Ooo, good idea for a thread. I have a request. I want to use a classic shambling mound. The thing is, my players are very casual, and not familiar with many D&D icons. They won't recognize a shambling mound when they see one, so I need help flavoring it, describing it, and basically understanding it. How would you explain a shambling mound and its place in the world to somebody not familiar with one at all?
Particularly, I'm struggling with the lightning immunity/lightning healing thing, which might seem like a screw-you to my lightning-breathing Dragonborn player. Why is a plant immune to lightning? Anyone want to step up to the pseudoscience bat for that one?
Shambling Mound -
1) Make it a literal Man-Thing/Swamp Thing riff. A man was murdered and his body buried in the swamp. The Shambling Mound rose from that section of swamp, with some strange residue of the man's spirit (like the 'echo' that remains and can be contacted via Speak with Dead, the dead guy's actual soul is gone to wherever). It has images of a wife and a home, which it tries to contact in it's vaguely mindless way, and only succeeds in causing a panic in town.
The people who killed the original man used a lightning spell to finish him off just as he thought he was escaping into the swamp, being evil cultists (Adepts? Druids? Sorcerers? Wizards?). The Shambling Mound will recognize them, and is hunting them down. They killed the man because they were trying to get him to join their cult, and they consist of prominent townsfolk, who are now seeing signs that the creature is following them, watching their homes, etc. These fine upstanding citizens of the town need the adventurers to save them from the beast (one of them has already been killed, as it burst into his home and went berserk), preferably before their secret brotherhood is exposed...
Note that the Shambling Mound is still going to be a threat, even if the cult is exposed and scattered to the four winds (or planted six feet under), as it's not a revenant, it's just a destructive rotting plant monster that has some residual memories from the rotting remains of a dead man contained within it.

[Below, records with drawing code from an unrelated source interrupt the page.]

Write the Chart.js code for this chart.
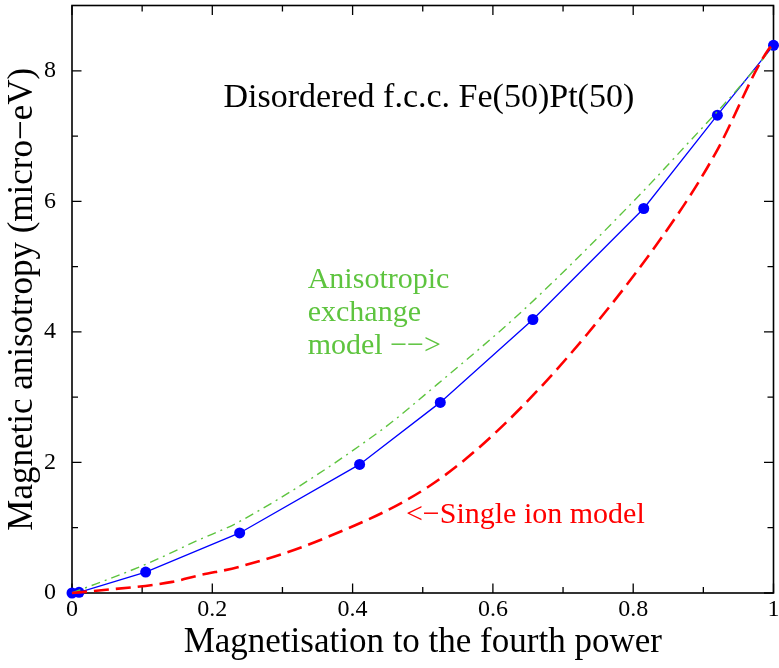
<!DOCTYPE html>
<html><head><meta charset="utf-8">
<script src="https://cdn.jsdelivr.net/npm/chart.js@4"></script>
<style>html,body{margin:0;padding:0;background:#fff;overflow:hidden}</style>
</head><body>
<canvas id="c" width="779" height="668"></canvas>
<script>
// Calculated points (blue)
const calcX = [0, 0.01, 0.105, 0.239, 0.41, 0.525, 0.657, 0.815, 0.92, 1.0];
const calcY = [0, 0.01, 0.32, 0.92, 1.97, 2.92, 4.19, 5.89, 7.32, 8.39];
// Anisotropic exchange model (green dash-dot)
const anisoX = [0, 0.103, 0.18, 0.238, 0.439, 0.521, 0.646, 0.795, 0.866, 0.979, 1.0];
const anisoY = [0, 0.43, 0.81, 1.09, 2.48, 3.2, 4.36, 5.94, 6.75, 8.1, 8.4];
// Single ion model (red dashed)
const singleX = [0, 0.03, 0.143, 0.181, 0.238, 0.358, 0.507, 0.606, 0.734, 0.866, 0.918, 0.993, 1.0];
const singleY = [0, 0.03, 0.17, 0.27, 0.40, 0.83, 1.62, 2.48, 3.96, 5.84, 6.75, 8.33, 8.4];

const xMajorTicks = [0, 0.2, 0.4, 0.6, 0.8, 1];
const xTickLabels = ['0', '0.2', '0.4', '0.6', '0.8', '1'];
const xMinorTicks = [0.1, 0.3, 0.5, 0.7, 0.9];
const yMajorTicks = [0, 2, 4, 6, 8];
const yTickLabels = ['0', '2', '4', '6', '8'];
const yMinorTicks = [1, 3, 5, 7];

const titleText = 'Disordered f.c.c. Fe(50)Pt(50)';
const greenLabel = ['Anisotropic', 'exchange', 'model \u2212\u2212>'];
const redLabel = '<\u2212Single ion model';
const xTitle = 'Magnetisation to the fourth power';
const yTitle = 'Magnetic anisotropy (micro\u2212eV)';

const GREEN = '#5ec43f';
const FONT = "'Liberation Serif', 'Times New Roman', serif";

const toXY = (xs, ys) => xs.map((x, i) => ({x: x, y: ys[i]}));

const framePlugin = {
  id: 'frame',
  beforeDatasetsDraw(chart) {
    const {ctx, chartArea: a, scales: {x, y}} = chart;
    ctx.save();
    ctx.strokeStyle = '#000';
    ctx.lineWidth = 1.6;
    ctx.strokeRect(a.left, a.top, a.right - a.left, a.bottom - a.top);
    ctx.lineWidth = 1.3;
    const tick = (len, list, horiz) => {
      list.forEach(v => {
        ctx.beginPath();
        if (horiz) {
          const p = x.getPixelForValue(v);
          ctx.moveTo(p, a.bottom); ctx.lineTo(p, a.bottom - len);
          ctx.moveTo(p, a.top); ctx.lineTo(p, a.top + len);
        } else {
          const p = y.getPixelForValue(v);
          ctx.moveTo(a.left, p); ctx.lineTo(a.left + len, p);
          ctx.moveTo(a.right, p); ctx.lineTo(a.right - len, p);
        }
        ctx.stroke();
      });
    };
    tick(9.5, xMajorTicks, true);
    tick(6, xMinorTicks, true);
    tick(9.5, yMajorTicks, false);
    tick(6, yMinorTicks, false);
    ctx.restore();
  },
  afterDraw(chart) {
    const {ctx, scales: {x, y}} = chart;
    ctx.save();
    ctx.textBaseline = 'alphabetic';
    ctx.textAlign = 'left';
    ctx.font = '34px ' + FONT;
    ctx.fillStyle = '#000';
    ctx.fillText(titleText, x.getPixelForValue(0.216), y.getPixelForValue(7.44));
    ctx.font = '30px ' + FONT;
    ctx.fillStyle = GREEN;
    const gx = x.getPixelForValue(0.336);
    const gy = y.getPixelForValue(4.675);
    greenLabel.forEach((t, i) => ctx.fillText(t, gx, gy + i * 33));
    ctx.fillStyle = '#ff0000';
    ctx.fillText(redLabel, x.getPixelForValue(0.476), y.getPixelForValue(1.067));
    ctx.restore();
  }
};

new Chart(document.getElementById('c'), {
  type: 'scatter',
  data: {
    datasets: [
      {
        label: 'Single ion model',
        data: toXY(singleX, singleY),
        showLine: true,
        borderColor: '#ff0000',
        borderWidth: 2.6,
        borderDash: [15, 7],
        pointRadius: 0,
        cubicInterpolationMode: 'monotone',
        clip: false
      },
      {
        label: 'Anisotropic exchange model',
        data: toXY(anisoX, anisoY),
        showLine: true,
        borderColor: GREEN,
        borderWidth: 1.4,
        borderDash: [9, 5, 2, 5],
        pointRadius: 0,
        cubicInterpolationMode: 'monotone',
        clip: false
      },
      {
        label: 'Calculated',
        data: toXY(calcX, calcY),
        showLine: true,
        borderColor: '#0000ff',
        borderWidth: 1.3,
        backgroundColor: '#0000ff',
        pointBackgroundColor: '#0000ff',
        pointBorderColor: '#0000ff',
        pointRadius: 5.5,
        pointBorderWidth: 0,
        tension: 0,
        clip: false
      }
    ]
  },
  options: {
    responsive: false,
    animation: false,
    events: [],
    layout: {padding: {top: 4, right: 1, left: 0, bottom: 0}},
    plugins: {legend: {display: false}, tooltip: {enabled: false}},
    scales: {
      x: {
        type: 'linear', min: 0, max: 1,
        afterBuildTicks: s => { s.ticks = xMajorTicks.map(v => ({value: v})); },
        afterFit: s => { s.height = 75; s.paddingLeft = 0; s.paddingRight = 0; },
        grid: {display: false, drawTicks: false},
        border: {display: false},
        ticks: {
          callback: (v, i) => xTickLabels[i],
          color: '#000', padding: 2, maxRotation: 0, autoSkip: false,
          font: {family: FONT, size: 24}
        },
        title: {display: true, text: xTitle, color: '#000',
          font: {family: FONT, size: 35}, padding: {top: 0, bottom: 4}}
      },
      y: {
        type: 'linear', min: 0, max: 9,
        afterBuildTicks: s => { s.ticks = yMajorTicks.map(v => ({value: v})); },
        afterFit: s => { s.width = 72; s.paddingTop = 0; s.paddingBottom = 0; },
        grid: {display: false, drawTicks: false},
        border: {display: false},
        ticks: {
          callback: (v, i) => yTickLabels[i],
          color: '#000', padding: 16, autoSkip: false,
          font: {family: FONT, size: 24}
        },
        title: {display: true, text: yTitle, color: '#000',
          font: {family: FONT, size: 35}, padding: {top: 2, bottom: 0}}
      }
    }
  },
  plugins: [framePlugin]
});
</script>
</body></html>
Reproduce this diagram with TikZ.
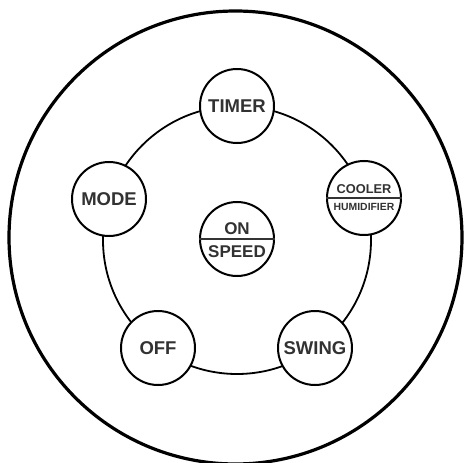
\documentclass[tikz,border=0pt]{standalone}
\usepackage{fontspec}
\setmainfont{Liberation Sans}
\definecolor{txtgray}{RGB}{50,50,50}
\begin{document}
\begin{tikzpicture}[x=1pt,y=-1pt,
  btn/.style={circle,draw=black,fill=white,line width=2pt,minimum size=74pt,inner sep=0pt},
  big/.style={font=\bfseries\fontsize{18.5}{18.5}\selectfont,text=txtgray},
  mid/.style={font=\bfseries\fontsize{17}{17}\selectfont,text=txtgray,inner sep=0pt},
  small/.style={font=\bfseries\fontsize{12.8}{12.8}\selectfont,text=txtgray,inner sep=0pt},
  tiny/.style={font=\bfseries\fontsize{10.4}{10.4}\selectfont,text=txtgray,inner sep=0pt},
  divider/.style={draw=black!80,line width=1.6pt}
]
\useasboundingbox (0,0) rectangle (464,463);
% outer housing
\node[circle,draw=black,line width=3.2pt,minimum size=453pt,inner sep=0pt] (housing) at (235.5,237.5) {};
% ring joining the buttons
\node[circle,draw=black,line width=1.8pt,minimum size=268pt,inner sep=0pt] (ring) at (237,240) {};
% buttons
\node[btn,big] (timer) at (237,106) {TIMER};
\node[btn,big] (mode) at (109,199) {MODE};
\node[btn] (cooler) at (364,198) {};
\node[btn,big] (off) at (158,348) {OFF};
\node[btn,big] (swing) at (315,348) {SWING};
\node[btn] (onspeed) at (237,239) {};
% split labels
\draw[divider] (onspeed.west) -- (onspeed.east);
\node[mid] (on) at (237,229) {ON};
\node[mid] (speed) at (237,252) {SPEED};
\draw[divider] (cooler.west) -- (cooler.east);
\node[small] (coolertxt) at (364,189.3) {COOLER};
\node[tiny] (humid) at (364,207) {HUMIDIFIER};
\end{tikzpicture}
\end{document}
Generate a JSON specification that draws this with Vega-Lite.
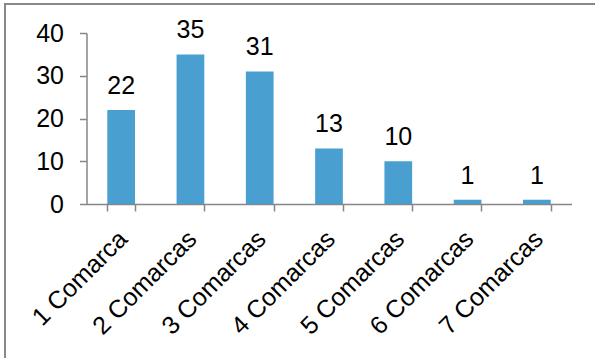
{
  "$schema": "https://vega.github.io/schema/vega-lite/v6.json",
  "autosize": {"type": "none"},
  "padding": {"left": 5, "top": 4, "right": -10, "bottom": -6},
  "width": 600,
  "height": 360,
  "background": "white",
  "config": {
    "view": {"stroke": "#888888", "strokeWidth": 2},
    "font": "Liberation Sans",
    "axis": {
      "domainColor": "#868686",
      "domainWidth": 1.5,
      "tickColor": "#868686",
      "tickWidth": 1.5,
      "tickSize": 7,
      "labelFont": "Liberation Sans",
      "labelFontSize": 25,
      "labelColor": "#000000",
      "grid": false,
      "title": null
    }
  },
  "data": {
    "values": [
      {"categoria": "1 Comarca", "valor": 22},
      {"categoria": "2 Comarcas", "valor": 35},
      {"categoria": "3 Comarcas", "valor": 31},
      {"categoria": "4 Comarcas", "valor": 13},
      {"categoria": "5 Comarcas", "valor": 10},
      {"categoria": "6 Comarcas", "valor": 1},
      {"categoria": "7 Comarcas", "valor": 1}
    ]
  },
  "encoding": {
    "x": {
      "field": "categoria",
      "type": "nominal",
      "sort": null,
      "scale": {"range": [81.5, 566.5], "paddingInner": 0.6, "paddingOuter": 0.3},
      "axis": {
        "offset": -160,
        "labelAngle": -45,
        "tickBand": "extent",
        "labelPadding": 15,
        "labelOffset": -7
      }
    },
    "y": {
      "field": "valor",
      "type": "quantitative",
      "scale": {"domain": [0, 40], "range": [200, 29], "nice": false},
      "axis": {
        "offset": -81.5,
        "values": [0, 10, 20, 30, 40],
        "labelPadding": 16
      }
    }
  },
  "layer": [
    {"mark": {"type": "bar", "color": "#4A9FD1"}},
    {
      "mark": {"type": "text", "baseline": "alphabetic", "dy": -16, "fontSize": 25, "font": "Liberation Sans", "color": "#000000"},
      "encoding": {"text": {"field": "valor", "type": "quantitative"}}
    }
  ]
}
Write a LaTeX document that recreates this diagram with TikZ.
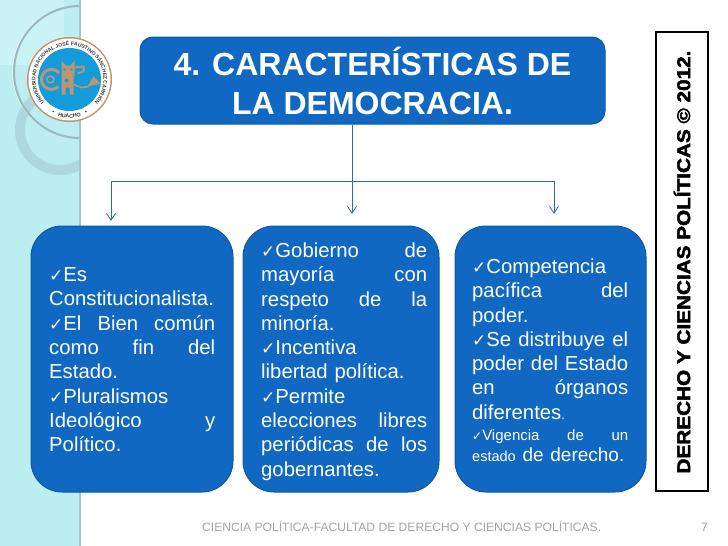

2) Hobgoblins were building a fort in the wilderlands on the other side of the woods from a human community. They cut down a druid's sacred grove (killing the druid and his brown bear companion in the process) along with a pair of dryads. The rotting remains of the dryad's trees, along with the body of the druid and his bear, came to unwholesome life after a thunderstorm three nights later, and the Hobgoblin woodcutters were brutally repaid in kind. The Hobgoblins have abandoned their attempt to build a fort here, but the Shambling Mound is still prowling around, and has no particular ability to tell a hobgoblin from a human from an elf. If it's humanoid and around the right size, the Shambling Mound will shuffle forward and attack.
Unlike a traditional Shambling Mound (or the one above), this one *does* have a touch of revenant to it, and if the bodies of the dryads and druid are found and buried with any sort of respect, the creature will shamble forth, shedding leaves and twigs and compost as it moves, until it's last leaves fall upon the new graves.
Maybe a new Dryad tree will sprout from that spot, a year later.